● **PROBLEM TO SOLVE**
Omit all images, then return the remaining material exactly as it stands.

Extracted records
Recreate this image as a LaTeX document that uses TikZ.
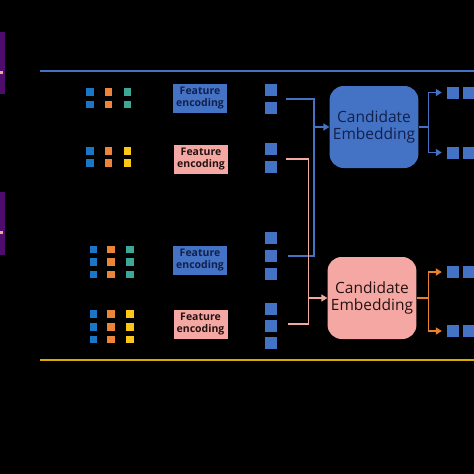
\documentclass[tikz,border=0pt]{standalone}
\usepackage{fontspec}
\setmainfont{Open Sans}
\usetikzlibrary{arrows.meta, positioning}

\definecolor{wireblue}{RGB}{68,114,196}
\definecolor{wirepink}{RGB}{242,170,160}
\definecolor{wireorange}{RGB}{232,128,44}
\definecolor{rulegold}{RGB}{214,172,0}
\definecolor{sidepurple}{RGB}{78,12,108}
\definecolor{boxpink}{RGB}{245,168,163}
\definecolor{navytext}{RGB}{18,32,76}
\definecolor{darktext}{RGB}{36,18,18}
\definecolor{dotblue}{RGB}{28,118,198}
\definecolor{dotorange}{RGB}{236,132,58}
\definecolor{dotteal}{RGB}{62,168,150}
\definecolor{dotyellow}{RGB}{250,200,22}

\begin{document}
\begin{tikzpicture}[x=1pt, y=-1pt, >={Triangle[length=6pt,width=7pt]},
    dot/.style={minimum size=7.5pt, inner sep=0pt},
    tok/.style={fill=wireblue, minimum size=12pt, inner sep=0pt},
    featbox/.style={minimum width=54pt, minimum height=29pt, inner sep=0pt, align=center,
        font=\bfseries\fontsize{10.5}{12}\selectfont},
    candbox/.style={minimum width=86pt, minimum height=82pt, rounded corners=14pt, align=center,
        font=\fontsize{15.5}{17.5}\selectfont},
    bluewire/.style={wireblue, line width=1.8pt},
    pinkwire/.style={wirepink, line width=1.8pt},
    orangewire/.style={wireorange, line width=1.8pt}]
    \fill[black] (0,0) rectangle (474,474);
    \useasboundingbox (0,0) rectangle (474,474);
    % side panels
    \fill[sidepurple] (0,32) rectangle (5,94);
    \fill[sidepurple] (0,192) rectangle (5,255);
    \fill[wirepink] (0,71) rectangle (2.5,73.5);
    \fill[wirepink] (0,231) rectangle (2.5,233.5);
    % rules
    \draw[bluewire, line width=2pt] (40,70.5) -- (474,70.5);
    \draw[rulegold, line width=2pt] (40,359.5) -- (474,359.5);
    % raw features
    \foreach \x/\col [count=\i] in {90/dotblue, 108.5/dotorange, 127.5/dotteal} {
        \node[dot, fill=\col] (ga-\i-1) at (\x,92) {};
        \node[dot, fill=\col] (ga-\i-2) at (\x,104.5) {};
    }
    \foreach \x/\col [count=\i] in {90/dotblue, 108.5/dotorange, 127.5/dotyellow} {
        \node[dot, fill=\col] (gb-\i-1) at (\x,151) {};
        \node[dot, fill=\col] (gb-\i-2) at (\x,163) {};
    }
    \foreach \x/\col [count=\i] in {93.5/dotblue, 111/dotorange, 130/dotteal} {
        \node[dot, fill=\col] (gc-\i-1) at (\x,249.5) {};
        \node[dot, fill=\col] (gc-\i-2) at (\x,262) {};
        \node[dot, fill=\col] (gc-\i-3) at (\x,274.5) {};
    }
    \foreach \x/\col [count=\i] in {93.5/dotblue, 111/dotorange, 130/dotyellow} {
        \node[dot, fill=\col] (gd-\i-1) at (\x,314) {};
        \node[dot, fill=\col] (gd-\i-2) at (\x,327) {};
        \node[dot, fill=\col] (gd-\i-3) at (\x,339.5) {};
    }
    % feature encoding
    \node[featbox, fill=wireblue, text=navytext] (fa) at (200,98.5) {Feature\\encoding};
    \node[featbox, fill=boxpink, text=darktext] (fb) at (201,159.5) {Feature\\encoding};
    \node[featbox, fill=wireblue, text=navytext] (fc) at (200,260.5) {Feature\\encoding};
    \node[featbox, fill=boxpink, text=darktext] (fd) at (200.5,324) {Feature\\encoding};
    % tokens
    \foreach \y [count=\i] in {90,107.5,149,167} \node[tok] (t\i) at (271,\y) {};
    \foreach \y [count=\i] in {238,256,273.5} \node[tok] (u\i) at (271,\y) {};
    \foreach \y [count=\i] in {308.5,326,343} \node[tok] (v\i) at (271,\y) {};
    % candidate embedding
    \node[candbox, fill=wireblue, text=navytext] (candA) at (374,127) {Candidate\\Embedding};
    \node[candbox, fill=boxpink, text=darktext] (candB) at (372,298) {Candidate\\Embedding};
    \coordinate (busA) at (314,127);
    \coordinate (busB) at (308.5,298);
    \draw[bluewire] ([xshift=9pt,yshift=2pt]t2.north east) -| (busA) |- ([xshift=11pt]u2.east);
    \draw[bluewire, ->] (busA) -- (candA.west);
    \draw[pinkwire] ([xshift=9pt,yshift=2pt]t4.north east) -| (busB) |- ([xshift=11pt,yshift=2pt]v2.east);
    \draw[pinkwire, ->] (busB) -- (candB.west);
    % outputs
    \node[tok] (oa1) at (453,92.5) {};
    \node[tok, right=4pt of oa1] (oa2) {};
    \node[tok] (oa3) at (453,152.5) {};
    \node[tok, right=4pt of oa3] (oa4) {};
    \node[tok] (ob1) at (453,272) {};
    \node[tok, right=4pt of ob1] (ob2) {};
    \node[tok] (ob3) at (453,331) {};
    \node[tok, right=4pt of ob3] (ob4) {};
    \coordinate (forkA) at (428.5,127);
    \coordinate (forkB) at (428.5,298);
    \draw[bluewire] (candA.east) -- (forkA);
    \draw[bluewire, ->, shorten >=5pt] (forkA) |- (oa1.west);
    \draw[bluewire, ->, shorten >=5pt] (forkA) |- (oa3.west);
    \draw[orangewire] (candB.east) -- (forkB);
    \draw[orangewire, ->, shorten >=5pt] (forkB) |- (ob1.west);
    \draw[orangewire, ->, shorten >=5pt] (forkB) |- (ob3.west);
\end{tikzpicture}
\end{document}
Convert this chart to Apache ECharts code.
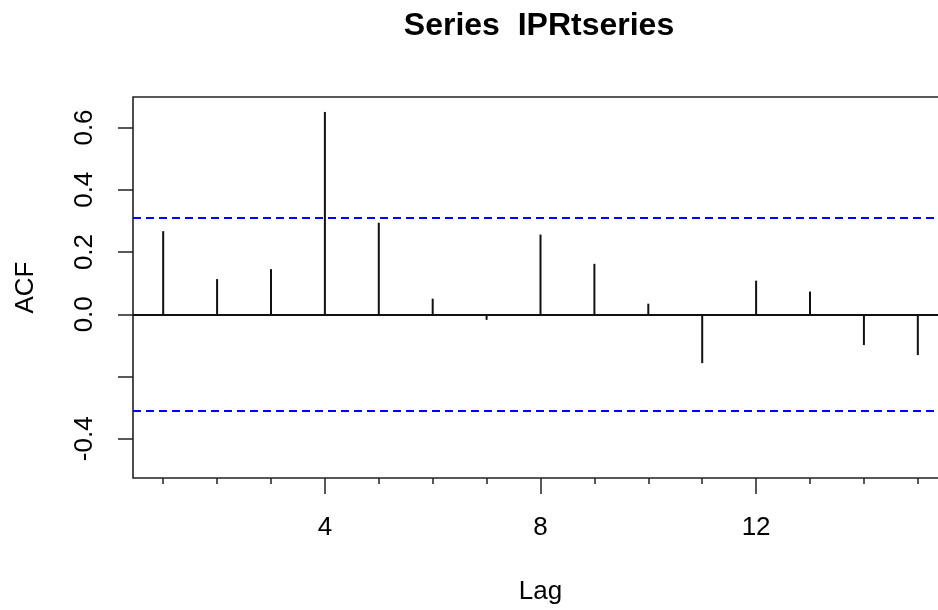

● **TASK SOLUTION**
Recreate this image as a LaTeX document that uses TikZ.
\documentclass[tikz,border=0pt]{standalone}
\usepackage{fontspec}
\setmainfont{Open Sans}
\usetikzlibrary{arrows.meta, positioning}

\definecolor{wireblue}{RGB}{68,114,196}
\definecolor{wirepink}{RGB}{242,170,160}
\definecolor{wireorange}{RGB}{232,128,44}
\definecolor{rulegold}{RGB}{214,172,0}
\definecolor{sidepurple}{RGB}{78,12,108}
\definecolor{boxpink}{RGB}{245,168,163}
\definecolor{navytext}{RGB}{18,32,76}
\definecolor{darktext}{RGB}{36,18,18}
\definecolor{dotblue}{RGB}{28,118,198}
\definecolor{dotorange}{RGB}{236,132,58}
\definecolor{dotteal}{RGB}{62,168,150}
\definecolor{dotyellow}{RGB}{250,200,22}

\begin{document}
\begin{tikzpicture}[x=1pt, y=-1pt, >={Triangle[length=6pt,width=7pt]},
    dot/.style={minimum size=7.5pt, inner sep=0pt},
    tok/.style={fill=wireblue, minimum size=12pt, inner sep=0pt},
    featbox/.style={minimum width=54pt, minimum height=29pt, inner sep=0pt, align=center,
        font=\bfseries\fontsize{10.5}{12}\selectfont},
    candbox/.style={minimum width=86pt, minimum height=82pt, rounded corners=14pt, align=center,
        font=\fontsize{15.5}{17.5}\selectfont},
    bluewire/.style={wireblue, line width=1.8pt},
    pinkwire/.style={wirepink, line width=1.8pt},
    orangewire/.style={wireorange, line width=1.8pt}]
    \fill[black] (0,0) rectangle (474,474);
    \useasboundingbox (0,0) rectangle (474,474);
    % side panels
    \fill[sidepurple] (0,32) rectangle (5,94);
    \fill[sidepurple] (0,192) rectangle (5,255);
    \fill[wirepink] (0,71) rectangle (2.5,73.5);
    \fill[wirepink] (0,231) rectangle (2.5,233.5);
    % rules
    \draw[bluewire, line width=2pt] (40,70.5) -- (474,70.5);
    \draw[rulegold, line width=2pt] (40,359.5) -- (474,359.5);
    % raw features
    \foreach \x/\col [count=\i] in {90/dotblue, 108.5/dotorange, 127.5/dotteal} {
        \node[dot, fill=\col] (ga-\i-1) at (\x,92) {};
        \node[dot, fill=\col] (ga-\i-2) at (\x,104.5) {};
    }
    \foreach \x/\col [count=\i] in {90/dotblue, 108.5/dotorange, 127.5/dotyellow} {
        \node[dot, fill=\col] (gb-\i-1) at (\x,151) {};
        \node[dot, fill=\col] (gb-\i-2) at (\x,163) {};
    }
    \foreach \x/\col [count=\i] in {93.5/dotblue, 111/dotorange, 130/dotteal} {
        \node[dot, fill=\col] (gc-\i-1) at (\x,249.5) {};
        \node[dot, fill=\col] (gc-\i-2) at (\x,262) {};
        \node[dot, fill=\col] (gc-\i-3) at (\x,274.5) {};
    }
    \foreach \x/\col [count=\i] in {93.5/dotblue, 111/dotorange, 130/dotyellow} {
        \node[dot, fill=\col] (gd-\i-1) at (\x,314) {};
        \node[dot, fill=\col] (gd-\i-2) at (\x,327) {};
        \node[dot, fill=\col] (gd-\i-3) at (\x,339.5) {};
    }
    % feature encoding
    \node[featbox, fill=wireblue, text=navytext] (fa) at (200,98.5) {Feature\\encoding};
    \node[featbox, fill=boxpink, text=darktext] (fb) at (201,159.5) {Feature\\encoding};
    \node[featbox, fill=wireblue, text=navytext] (fc) at (200,260.5) {Feature\\encoding};
    \node[featbox, fill=boxpink, text=darktext] (fd) at (200.5,324) {Feature\\encoding};
    % tokens
    \foreach \y [count=\i] in {90,107.5,149,167} \node[tok] (t\i) at (271,\y) {};
    \foreach \y [count=\i] in {238,256,273.5} \node[tok] (u\i) at (271,\y) {};
    \foreach \y [count=\i] in {308.5,326,343} \node[tok] (v\i) at (271,\y) {};
    % candidate embedding
    \node[candbox, fill=wireblue, text=navytext] (candA) at (374,127) {Candidate\\Embedding};
    \node[candbox, fill=boxpink, text=darktext] (candB) at (372,298) {Candidate\\Embedding};
    \coordinate (busA) at (314,127);
    \coordinate (busB) at (308.5,298);
    \draw[bluewire] ([xshift=9pt,yshift=2pt]t2.north east) -| (busA) |- ([xshift=11pt]u2.east);
    \draw[bluewire, ->] (busA) -- (candA.west);
    \draw[pinkwire] ([xshift=9pt,yshift=2pt]t4.north east) -| (busB) |- ([xshift=11pt,yshift=2pt]v2.east);
    \draw[pinkwire, ->] (busB) -- (candB.west);
    % outputs
    \node[tok] (oa1) at (453,92.5) {};
    \node[tok, right=4pt of oa1] (oa2) {};
    \node[tok] (oa3) at (453,152.5) {};
    \node[tok, right=4pt of oa3] (oa4) {};
    \node[tok] (ob1) at (453,272) {};
    \node[tok, right=4pt of ob1] (ob2) {};
    \node[tok] (ob3) at (453,331) {};
    \node[tok, right=4pt of ob3] (ob4) {};
    \coordinate (forkA) at (428.5,127);
    \coordinate (forkB) at (428.5,298);
    \draw[bluewire] (candA.east) -- (forkA);
    \draw[bluewire, ->, shorten >=5pt] (forkA) |- (oa1.west);
    \draw[bluewire, ->, shorten >=5pt] (forkA) |- (oa3.west);
    \draw[orangewire] (candB.east) -- (forkB);
    \draw[orangewire, ->, shorten >=5pt] (forkB) |- (ob1.west);
    \draw[orangewire, ->, shorten >=5pt] (forkB) |- (ob3.west);
\end{tikzpicture}
\end{document}
Convert this chart to Apache ECharts code.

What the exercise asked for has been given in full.